Directing water away requires grading the sub-base with a consistent 1% to 2% slope toward a designated runoff area. In heavy clay soils, you must install French drains consisting of perforated pipes wrapped in geotextile fabric. This fabric prevents fine silt from clogging the drainage system over time, maintaining optimal water flow.
Consider the surrounding landscape when planning your drainage layout. Ensure that water draining off your green does not pool on a neighbor’s property or wash out your own flowerbeds. Properly routed drainage keeps your practice facility pristine and protects your home’s foundation from water damage.
Annual Infill Topdressing for Speed Consistency
Synthetic greens are not entirely maintenance-free; they require regular care to maintain their speed and roll. Over time, heavy rain and foot traffic pack down the sand infill, slowing the green and creating uneven spots. Annual topdressing with fresh silica sand is the key to restoring that fast, tour-quality roll.

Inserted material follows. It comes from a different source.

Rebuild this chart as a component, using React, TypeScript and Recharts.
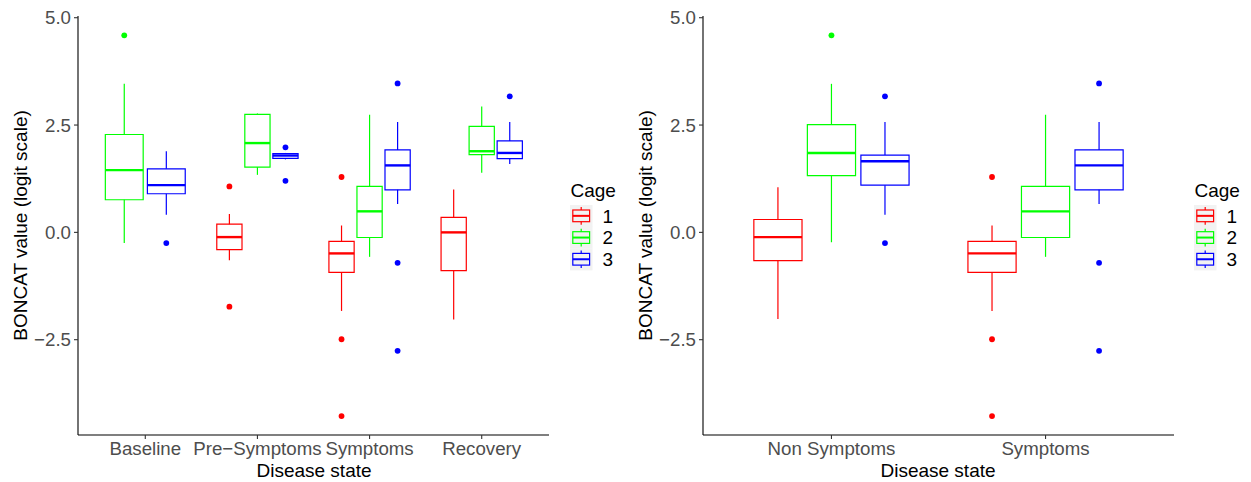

The process involves brushing the turf fibers upright, applying a thin, even layer of rounded silica sand, and brushing it down into the pile. Avoid using standard play sand, which contains sharp edges that will cut and degrade the synthetic fibers over time. A power broom is the best tool for this job, as it distributes the sand deeply and evenly.
Regularly measuring your green speed with a Stimpmeter helps you determine when it is time to topdress. If the ball is rolling too slowly, a light topdressing and rolling will slick up the surface and boost the speed. Consistent annual maintenance preserves your initial investment and ensures your practice remains highly effective.
Building a backyard putting green is a significant investment of time and resources, but the rewards are unmatched for dedicated players. By focusing on proper base preparation, drainage, and realistic design features, you create a training space that truly translates to lower scores on the course. Take the time to plan every detail, and enjoy a professional-grade green right outside your back door.